Using a selfie stick
A woman uses a selfie stick to take a photograph on Ladies Day on day 3 of Royal Ascot at Ascot Racecourse on June 18, 2015 in Ascot, England.
Chris Jackson | Getty Images file

You may have to get someone else to take your picture at the Grandstand and on the rides on the Midway: the Minnesota State Fair is instituting a ban on selfie sticks.

But it's only a partial ban, State Fair officials said today.

"The selfie sticks will be prohibited on all of our ticketed attractions, the rides at the Midway and Kidway, and any of the amusements you see around the grounds, the Sky Rider, Ye Old Mill, those sorts of locations," said fair spokesperson Brienna Schuette. "In addition, they'll also be prohibited at entertainment seating venues, so at the Grandstand, or any of the free stages around the grounds, the Bandshell, the Bazaar stage, and so on."

That brings the Great Minnesota Get Together in line with destinations like Disneyland, Six Flags amusement parks and the Smithsonian, among other places.

The devices, used to hold out smart phones for self portraits, have been celebrated and villified.

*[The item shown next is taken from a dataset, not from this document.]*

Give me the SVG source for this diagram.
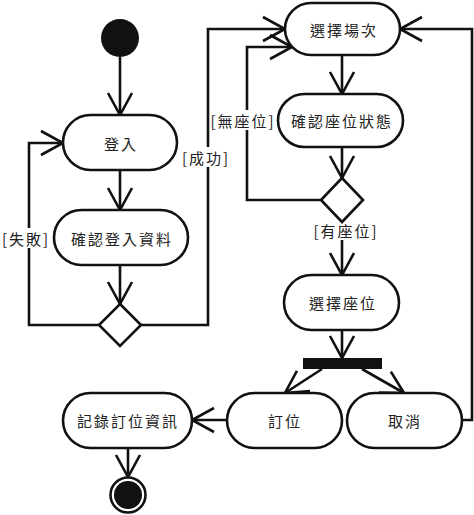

Time Magazine listed it among the best inventions of 2014 last year, but the self-referential nature of its use has also earned the device the nickname narcistick.

But that isn't why the Minnesota State Fair is banning them, officially listed as a no-no in the Visitor's Guide.

"Our No. 1 priority is to keep people safe here, and those extension poles can extend out and interfere with a ride's mechanisms, and that's something that we absolutely don't want to take any chances on," said Schuette.

Fair officials also don't want selfies interfering with spectators watching Grandstand shows or other entertainment. Schuette says they haven't gotten any complaints as of yet, but that the sticks didn't get extremely popular until late last year.

"We haven't seen a lot of selfie sticks out at the fair," Schuette said. "This is really an attempt to be proactive, for safety and guest experience reasons."

Selfie sticks will be generally allowed elsewhere on the grounds, and the fair is more than happy to see people taking and posting pictures of themselves at the 12-day extravaganza. Fair officials expect visitors will generally observe the restriction without having to be admonished. Schuette said that by way of example, people have generally complied with the smoking ban the Fair instituted in 2013.

The Fair attracted a record 1,824,830 vistors last year. It opens Aug. 27.